Demos
- Type: Weekly (at time of foundation)
- Publisher: Ethiopian People's Revolutionary Party
- Founded: July 1974
- Language: Amharic

= Democracia =

Organ of the Ethiopian People's Revolutionary Party

Democracia (ዴሞክራሲያ, 'Democracy') is the organ of the Ethiopian People's Revolutionary Party. It was launched as a clandestine weekly newspaper in July 1974, as the Central Committee of the Ethiopian People's Liberation Organization (as the EPRP was known at the time) returned to Ethiopia from exile. At the time the EPRP was often known simply as the Democracia group, as the existence of the party was not publicly known.

==Overview==
Democracia quickly acquired a significant readership in the student and trade union movements. Along with its sister publication Abyot (which had become associated with EPRP), Democracia played an important role in defining the Ethiopian revolution; at one point Democracia had a larger readership than the government publications. According to Markakis and Waller, Democracia "became the most avidly read publication in Ethiopia's history". But the publication was also subjected to repression. During the early phase of the revolution, possession of a copy of Democracia could lead to imprisonment, torture or execution. On the other hand, the fact that EPRP was able to print Democracia in the capital Addis Ababa in spite of tight control by the security forces has led to speculations that the party might have had sympathizers within the police ranks.

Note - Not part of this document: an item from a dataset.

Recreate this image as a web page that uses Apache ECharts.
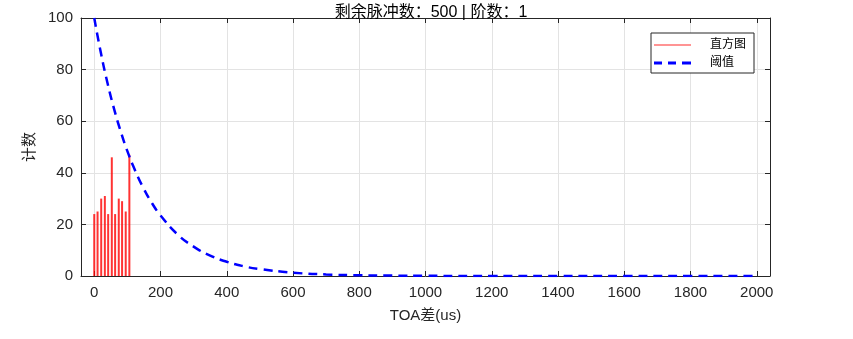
<!DOCTYPE html>
<html>
<head>
<meta charset="utf-8">
<script src="https://cdn.jsdelivr.net/npm/echarts@6/dist/echarts.min.js"></script>
<style>
  html, body { margin: 0; padding: 0; background: #fff; }
  #chart { width: 853px; height: 339px; }
</style>
</head>
<body>
<div id="chart"></div>
<script>
// histogram bins (TOA diff, us) and counts
var histX = [0, 10, 21, 32, 42, 53, 63, 74, 84, 95, 106];
var histY = [24, 25, 30, 31, 24, 46, 24, 30, 29, 25, 47];
// threshold curve
var thrX = [0, 20, 40, 60, 80, 100, 125, 150, 175, 200, 250, 300, 350, 400, 450, 500, 600, 700, 800, 900, 1000, 1200, 1400, 1600, 1800, 2000];
var thrY = [100, 86.5, 74.8, 64.7, 56, 48.4, 40.4, 33.7, 28.1, 23.5, 16.3, 11.4, 7.9, 5.5, 3.8, 2.7, 1.3, 0.6, 0.3, 0.15, 0.07, 0.02, 0, 0, 0, 0];
var xTicks = [0, 200, 400, 600, 800, 1000, 1200, 1400, 1600, 1800, 2000];
var titleText = '剩余脉冲数：500 | 阶数：1';
var legendNames = ['直方图', '阈值'];

var font = '"Liberation Sans", "Noto Sans CJK SC", sans-serif';
var axisColor = '#262626';
var gridColor = '#e3e3e3';

var chart = echarts.init(document.getElementById('chart'));

var histData = histX.map(function (x, i) { return [x, histY[i]]; });
var thrData = thrX.map(function (x, i) { return [x, thrY[i]]; });

var option = {
    animation: false,
    backgroundColor: '#fff',
    textStyle: { fontFamily: font },
    title: {
        text: titleText,
        left: 426,
        textAlign: 'center',
        top: 0,
        textStyle: { fontSize: 16, fontWeight: 'normal', color: '#000', fontFamily: font }
    },
    grid: { left: 81, right: 83, top: 18, bottom: 63 },
    legend: {
        orient: 'vertical',
        left: 651,
        top: 33,
        width: 108,
        padding: [6, 8, 4, 3],
        itemGap: 6,
        itemWidth: 37,
        itemHeight: 8,
        borderColor: axisColor,
        borderWidth: 1,
        backgroundColor: '#fff',
        textStyle: { fontSize: 12, color: '#000', fontFamily: font, padding: [0, 0, 0, 14] },
        data: [
            { name: legendNames[0], icon: 'path://M0,0 L37,0 L37,1.6 L0,1.6 Z', itemStyle: { color: '#ff7070' } },
            { name: legendNames[1], icon: 'path://M0,0h8v3h-8z M14,0h8v3h-8z M28,0h9v3h-9z', itemStyle: { color: '#0000ff' } }
        ]
    },
    xAxis: [{
        type: 'value',
        min: -40,
        max: 2040,
        name: 'TOA差(us)',
        nameLocation: 'middle',
        nameGap: 32,
        nameTextStyle: { fontSize: 15, color: axisColor, fontFamily: font },
        axisLine: { show: true, onZero: false, lineStyle: { color: axisColor, width: 1 } },
        axisTick: { show: true, inside: true, length: 5, customValues: xTicks, lineStyle: { color: axisColor } },
        axisLabel: {
            customValues: xTicks, fontSize: 15, color: axisColor, margin: 9, fontFamily: font,
            formatter: function (v) { return String(v); }
        },
        splitLine: { show: true, lineStyle: { color: gridColor } }
    }, {
        type: 'value',
        position: 'top',
        min: -40,
        max: 2040,
        axisLine: { show: true, onZero: false, lineStyle: { color: axisColor, width: 1 } },
        axisTick: { show: true, inside: true, length: 5, customValues: xTicks, lineStyle: { color: axisColor } },
        axisLabel: { show: false },
        splitLine: { show: false }
    }],
    yAxis: [{
        type: 'value',
        min: 0,
        max: 100,
        interval: 20,
        name: '计数',
        nameLocation: 'middle',
        nameGap: 37,
        nameTextStyle: { fontSize: 15, color: axisColor, fontFamily: font },
        axisLine: { show: true, onZero: false, lineStyle: { color: axisColor, width: 1 } },
        axisTick: { show: true, inside: true, length: 5, lineStyle: { color: axisColor } },
        axisLabel: { fontSize: 15, color: axisColor, margin: 8, fontFamily: font },
        splitLine: { show: true, lineStyle: { color: gridColor } }
    }, {
        type: 'value',
        position: 'right',
        min: 0,
        max: 100,
        interval: 20,
        axisLine: { show: true, onZero: false, lineStyle: { color: axisColor, width: 1 } },
        axisTick: { show: true, inside: true, length: 5, lineStyle: { color: axisColor } },
        axisLabel: { show: false },
        splitLine: { show: false }
    }],
    series: [{
        name: legendNames[0],
        type: 'bar',
        barWidth: 2,
        itemStyle: { color: 'rgba(255,0,0,0.8)' },
        data: histData,
        z: 2
    }, {
        name: legendNames[1],
        type: 'line',
        smooth: true,
        symbol: 'none',
        lineStyle: { color: '#0000ff', width: 2.5, type: [9, 6] },
        data: thrData,
        z: 3
    }]
};

chart.setOption(option);
</script>
</body>
</html>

Democracia labelled the political rhetoric of the Derg military junta as vague, in reference to its discourses of hibretesebawenet (egalitarian socialism) and itiyopia tikdem ("Ethiopia First"). Key demands raised in Democracia included democratic rights for the masses, freedom to organize associations, and the transfer of power from the Derg to a provisional popular government. Democracia pressured the Derg to suspend the imperial constitution, depose the Emperor, nationalize industries and banks, disband the old spying networks and imprison aristocrats of the old imperial regime. Democracia labelled the moves taken by the Derg in this direction to be insufficient and superficial. The only positive commentaries raised by Democracia towards the Derg junta concerned its land reform programme. However, Democracia considered that the Derg reform did not enable people to take direct control under a worker's government, but allowed the transfer of lands to bureaucratic capitalists.

By late 1975, the feud between the EPRP and its main adversary on the left (the All-Ethiopian Socialist Movement or Meison) became public, and attacks on Meison frequently appeared in Democracia. In the beginning of 1976, Democracia began to express concern regarding the plans of the Derg to build a one-party state in Ethiopia.